* Exercise description
Images are excluded; otherwise, output every record exactly.

* Input records
>> START
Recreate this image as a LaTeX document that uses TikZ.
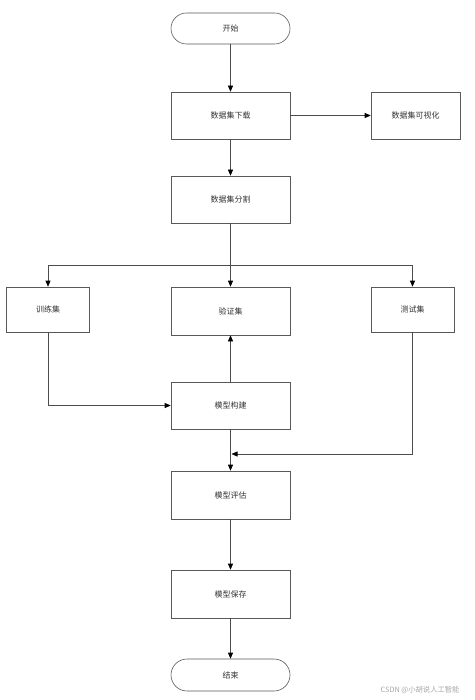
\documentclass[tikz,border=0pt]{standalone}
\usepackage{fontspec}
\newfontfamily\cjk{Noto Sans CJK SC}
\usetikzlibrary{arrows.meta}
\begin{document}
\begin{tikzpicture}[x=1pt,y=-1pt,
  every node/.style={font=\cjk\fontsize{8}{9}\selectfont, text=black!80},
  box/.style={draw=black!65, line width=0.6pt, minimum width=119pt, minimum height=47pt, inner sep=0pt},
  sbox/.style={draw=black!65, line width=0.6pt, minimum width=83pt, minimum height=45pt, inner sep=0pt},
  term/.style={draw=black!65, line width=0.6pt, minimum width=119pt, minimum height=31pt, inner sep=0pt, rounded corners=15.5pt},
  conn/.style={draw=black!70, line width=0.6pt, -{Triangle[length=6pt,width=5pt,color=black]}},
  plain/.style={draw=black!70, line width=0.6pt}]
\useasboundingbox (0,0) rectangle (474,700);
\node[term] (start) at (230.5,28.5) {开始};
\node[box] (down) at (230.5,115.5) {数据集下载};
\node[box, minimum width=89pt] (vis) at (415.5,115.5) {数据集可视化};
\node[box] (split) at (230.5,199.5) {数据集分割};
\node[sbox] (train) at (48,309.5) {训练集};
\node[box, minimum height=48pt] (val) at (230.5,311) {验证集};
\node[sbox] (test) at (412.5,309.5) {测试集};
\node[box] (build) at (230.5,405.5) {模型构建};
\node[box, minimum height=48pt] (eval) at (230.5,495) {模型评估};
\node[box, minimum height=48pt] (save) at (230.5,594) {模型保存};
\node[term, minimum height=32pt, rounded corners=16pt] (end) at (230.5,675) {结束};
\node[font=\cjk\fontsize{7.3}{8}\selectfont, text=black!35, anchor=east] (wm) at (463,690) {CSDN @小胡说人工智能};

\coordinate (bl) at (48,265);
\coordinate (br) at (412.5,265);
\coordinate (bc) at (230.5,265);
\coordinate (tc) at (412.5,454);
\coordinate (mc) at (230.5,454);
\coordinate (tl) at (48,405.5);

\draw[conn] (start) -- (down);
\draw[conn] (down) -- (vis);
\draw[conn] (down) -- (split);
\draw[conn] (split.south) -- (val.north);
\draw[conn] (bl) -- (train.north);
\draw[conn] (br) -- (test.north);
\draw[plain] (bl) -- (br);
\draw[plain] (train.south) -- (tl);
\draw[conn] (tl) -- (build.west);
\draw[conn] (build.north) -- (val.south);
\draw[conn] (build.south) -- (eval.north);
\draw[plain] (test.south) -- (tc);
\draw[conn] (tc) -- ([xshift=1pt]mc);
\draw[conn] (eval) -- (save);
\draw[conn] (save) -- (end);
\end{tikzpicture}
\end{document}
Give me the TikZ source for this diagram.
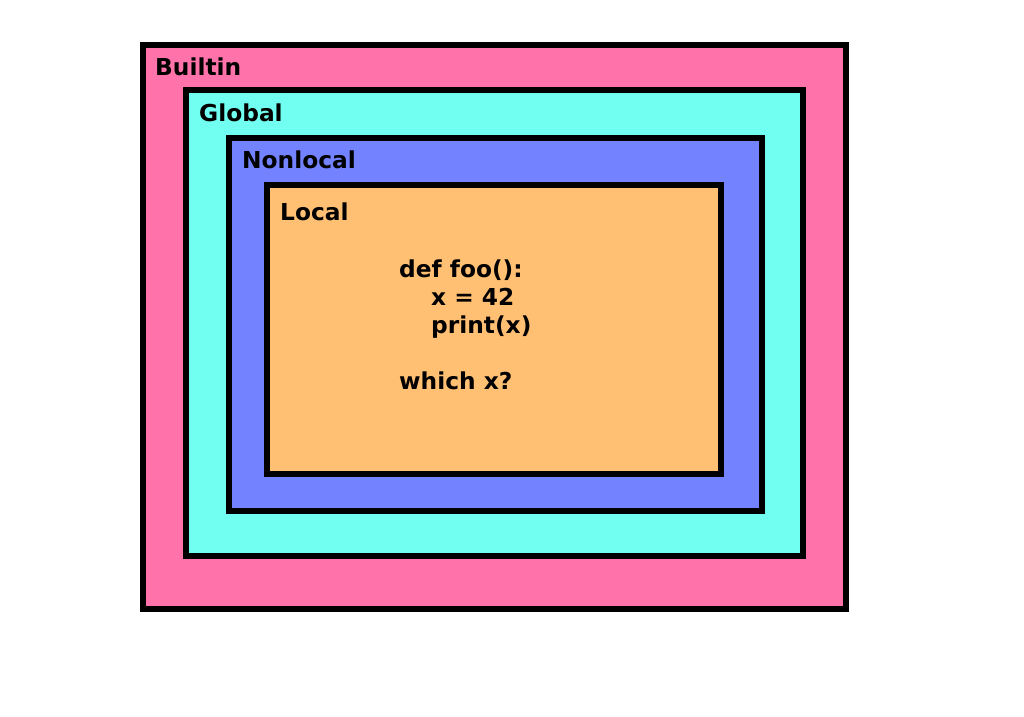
>> END
* Answer to the exercise
Recreate this image as a LaTeX document that uses TikZ.
\documentclass[tikz,border=0pt]{standalone}
\usepackage{fontspec}
\newfontfamily\cjk{Noto Sans CJK SC}
\usetikzlibrary{arrows.meta}
\begin{document}
\begin{tikzpicture}[x=1pt,y=-1pt,
  every node/.style={font=\cjk\fontsize{8}{9}\selectfont, text=black!80},
  box/.style={draw=black!65, line width=0.6pt, minimum width=119pt, minimum height=47pt, inner sep=0pt},
  sbox/.style={draw=black!65, line width=0.6pt, minimum width=83pt, minimum height=45pt, inner sep=0pt},
  term/.style={draw=black!65, line width=0.6pt, minimum width=119pt, minimum height=31pt, inner sep=0pt, rounded corners=15.5pt},
  conn/.style={draw=black!70, line width=0.6pt, -{Triangle[length=6pt,width=5pt,color=black]}},
  plain/.style={draw=black!70, line width=0.6pt}]
\useasboundingbox (0,0) rectangle (474,700);
\node[term] (start) at (230.5,28.5) {开始};
\node[box] (down) at (230.5,115.5) {数据集下载};
\node[box, minimum width=89pt] (vis) at (415.5,115.5) {数据集可视化};
\node[box] (split) at (230.5,199.5) {数据集分割};
\node[sbox] (train) at (48,309.5) {训练集};
\node[box, minimum height=48pt] (val) at (230.5,311) {验证集};
\node[sbox] (test) at (412.5,309.5) {测试集};
\node[box] (build) at (230.5,405.5) {模型构建};
\node[box, minimum height=48pt] (eval) at (230.5,495) {模型评估};
\node[box, minimum height=48pt] (save) at (230.5,594) {模型保存};
\node[term, minimum height=32pt, rounded corners=16pt] (end) at (230.5,675) {结束};
\node[font=\cjk\fontsize{7.3}{8}\selectfont, text=black!35, anchor=east] (wm) at (463,690) {CSDN @小胡说人工智能};

\coordinate (bl) at (48,265);
\coordinate (br) at (412.5,265);
\coordinate (bc) at (230.5,265);
\coordinate (tc) at (412.5,454);
\coordinate (mc) at (230.5,454);
\coordinate (tl) at (48,405.5);

\draw[conn] (start) -- (down);
\draw[conn] (down) -- (vis);
\draw[conn] (down) -- (split);
\draw[conn] (split.south) -- (val.north);
\draw[conn] (bl) -- (train.north);
\draw[conn] (br) -- (test.north);
\draw[plain] (bl) -- (br);
\draw[plain] (train.south) -- (tl);
\draw[conn] (tl) -- (build.west);
\draw[conn] (build.north) -- (val.south);
\draw[conn] (build.south) -- (eval.north);
\draw[plain] (test.south) -- (tc);
\draw[conn] (tc) -- ([xshift=1pt]mc);
\draw[conn] (eval) -- (save);
\draw[conn] (save) -- (end);
\end{tikzpicture}
\end{document}
Give me the TikZ source for this diagram.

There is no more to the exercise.